Партизан испанской герильи 1808 года был первым, кто отважился нерегулярно бороться против первых современных регулярных армий. Наполеон осенью 1808 года разгромил регулярную испанскую армию; собственно испанская герилья началась только после этого поражения регулярной армии. Еще нет полной, документированной истории испанской партизанской войны.
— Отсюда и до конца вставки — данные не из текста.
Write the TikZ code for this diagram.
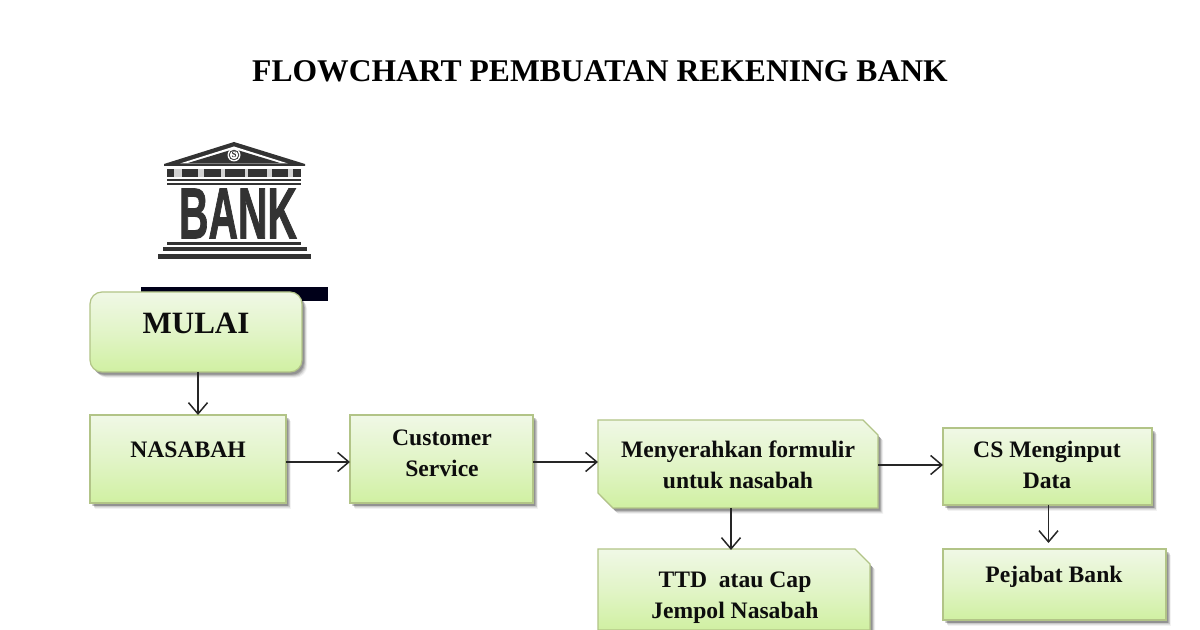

Она, как говорит Fernando Solano Costa (в своем сочинении Los Guerrilleros) необходима, но и очень трудна, поскольку общая испанская герилья складывалась из приблизительно 200 региональных маленьких войн в Астурии, Арагонии, Каталании, Наварре, Кастилии и т. д., под руководством многочисленных борцов, чьи имена окутаны множеством мифов и легенд, среди них Juan Martin Diez, который как Empecinado стал ужасом для французов и сделал дорогу из Мадрида в Сарагоссу ненадежной.
Эта партизанская война велась обеими сторонами с самой ужасной жестокостью, и не вызывает удивления то, что много текстов друзей французов напечатаны как труды сторонников герильи. Однако как бы ни соотносились миф и легенда, с одной стороны, и документированная история, с другой, — линии нашего исходного положения в любом случае ясны. Согласно Клаузевитцу часто половина общей французской военной силы находилась в Испании и половина ее, а именно 250–260 000 человек, были втянуты в герилью; их число оценивается Gomez de Arteche в 50 000, другие предлагают гораздо меньшие цифры.
Ситуация испанского партизана 1808 года характеризуется прежде всего тем, что он отваживался на борьбу на своей небольшой родной почве, в то время как его король и семья короля еще точно не знали, кто же был настоящим врагом. В этом отношении легитимная власть вела себя тогда в Испании не иначе чем в Германии. Кроме того, высшее духовенство и буржуазия повсюду были afrancesados (друзья французов), то есть ситуация в Испании характеризуется тем, что образованные слои аристократии, симпатизировали чужому завоевателю. И в этом отношении выявляются параллели с Германией, где великий немецкий поэт Гете создавал гимны во славу Наполеона, и где немецкое образование никогда окончательно не уяснило для себя, на чьей же оно стороне. В Испании Guerrillero осмеливался на безнадежную борьбу, бедняга, первый типичный случай нерегулярного пушечного мяса конфликтов, имеющих политическое значение для всего мира. Все это в качестве увертюры принадлежит теории партизана.